MR. JUSTICE HOLMES delivered the opinion of the Court.
The United States brought a bill to charge Kellogg with a trust in respect of funds received by him from Greene and obtained from the plaintiff by Greene through his participation in some well known frauds. In 224 U. S. 224 U.S. 567, the representative of Leary was allowed to intervene and to assert a paramount claim upon the funds. In United States v. Leary, 245 U. S. 1, it was established that the funds were held by Kellogg primarily as security to Leary against his liability upon a bail bond for Greene. The United States having obtained a judgment on the bail bond and the same having been paid by the Leary estate. the present appellants filed a petition in the cause in the district court to have the funds applied to the reimbursement (1) of expenditures in defending against proceedings in the Surrogate Court to secure payment of the judgment; (2) of expenditures in establishing and protecting the trust, and (3) of the sum of $40,802, the amount paid on the judgment, with interest from July 26, 1910, the date when the judgment was paid. The district court allowed the last claim with interest at six percent less the clerk's poundage of one percent under Rev.Stats. § 828. (The details are immaterial.) It denied the other claims, and its decree was affirmed by the circuit court of appeals. 257 F. 246. Leary's administrators appealed.

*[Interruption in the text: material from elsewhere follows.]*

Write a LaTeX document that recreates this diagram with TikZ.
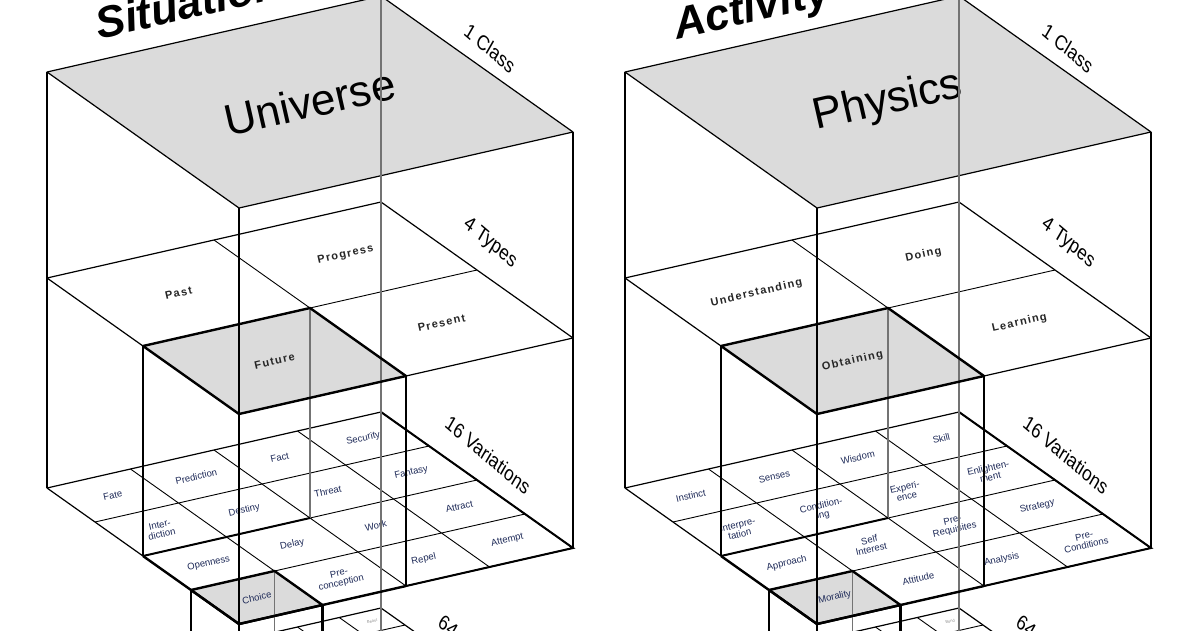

The only reason suggested for the claim on account of defending against proceedings on the judgment is that the United States in the present suit had impounded the funds available for payment. But the obligation to pay the judgment was absolute, not confined to a payment from these funds, and the claim for the cost of resisting it has no foundation. We also are of opinion that the deduction of poundage by the clerk was proper, as in other
cases of money kept and paid out by him. But it is said that this item and the expense of defending the trust should be borne by the residue of the funds in the clerk's hands after deducting the amount paid in respect of the judgment. It is argued that the trust informally established by letters of Kellogg stating that he held it for Leary's protection to be applied in payment of his obligation in case it should be established, if construed with reasonable liberality, must embrace these elements to make the protection complete. Of course, the upholding of Leary's claim against the United States was not contemplated in the terms of the trust because Leary's ignorance of the interest of the United States was essential to the validity of his position as a purchaser without notice. But it is thought that indemnity includes defenses of the indemnifying fund against unexpected attacks, that, if the trustee fails to make it the cestui que trust may do so, and that, in either event, the fund should be charged. It does not matter that the United States is the opposing party, as its rights in the fund are inferior to those that Leary now has successfully affirmed. Trustees of the Internal Improvement Fund of the Florida v. Greenough, 105 U. S. 527.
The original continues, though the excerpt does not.